La città di Parigi, fiera delle rive della Senna, fresche di ristrutturazione, delle sue nuove attrazioni, di un intrattenimento sempre più disciplinato, sembra dirigersi verso questa direzione, sopprimendo escrescenze artistiche e imprevisti creativi, ignorando che, sempre secondo Sennett, “per creare qualcosa di davvero nuovo, oggi come ieri, bisogna trovarsi nel posto sbagliato al momento sbagliato”.

 

 

La chiusura degli squat ha, infatti, tutta l’aria di una procedura di eliminazione di tutto ciò che si rivela incontrollabile e anarchico, pur dimostrandosi di utilità pubblica e sociale.
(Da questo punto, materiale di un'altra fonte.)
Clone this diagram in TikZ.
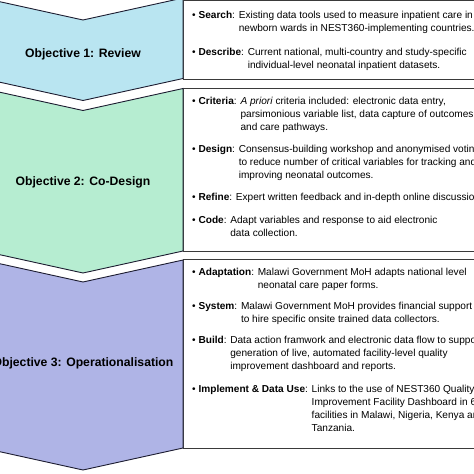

Negli ultimi anni, l’inaugurazione di nuovi luoghi culturali, dove incasellare ed etichettare ogni forma di creatività, sembra aver privato sempre di più Parigi della possibilità della casualità, dell’incontro fortuito, dell’imbattersi in qualcosa di inatteso. La città propina itinerari già costruiti, mentre, “potendo scegliere, le persone preferiscono una città aperta e indeterminata nella quale potersi fare una strada. Così sentono di avere il controllo sulle loro vite”.

 

 

Sono rimaste inascoltate le proteste della manifestazione del 4 dicembre, quando duecento persone hanno sfilato lungo la strada che porta al Municipio del 19simo arrondissement, sostenute dalle associazioni DAL (Droits au Logement), Médécins du Monde, Fondation Abbé Pierre e La Chorba. “Nessuno ha voglia di vedere il proprio vicino che si ritrova al freddo e per strada, in pieno inverno”, racconta Léa, artista, ex-residente dell’edificio, ai microfono di Libération, “in più, qui si tratta di un bel po’ di vicini”. Inascoltata è stata, infatti, anche la richiesta di chiudere un occhio e applicare la cosiddetta “tregua invernale”, che tutela da sgomberi ed evacuazioni a partire dal 1° novembre, in teoria non valida per i cittadini occupanti un alloggio senza averne diritto, non avendo firmato alcun contratto.

 

 

“Vogliamo città che funzionino bene, ma che siano aperte alle trasformazioni, alle incertezze e alla confusione della vita reale”, conclude Sennett. “Chiude il contenitore, ma non il contenuto”, annunciano gli ex-residenti, “e per uno squat che chiude, altri 10 si apriranno”.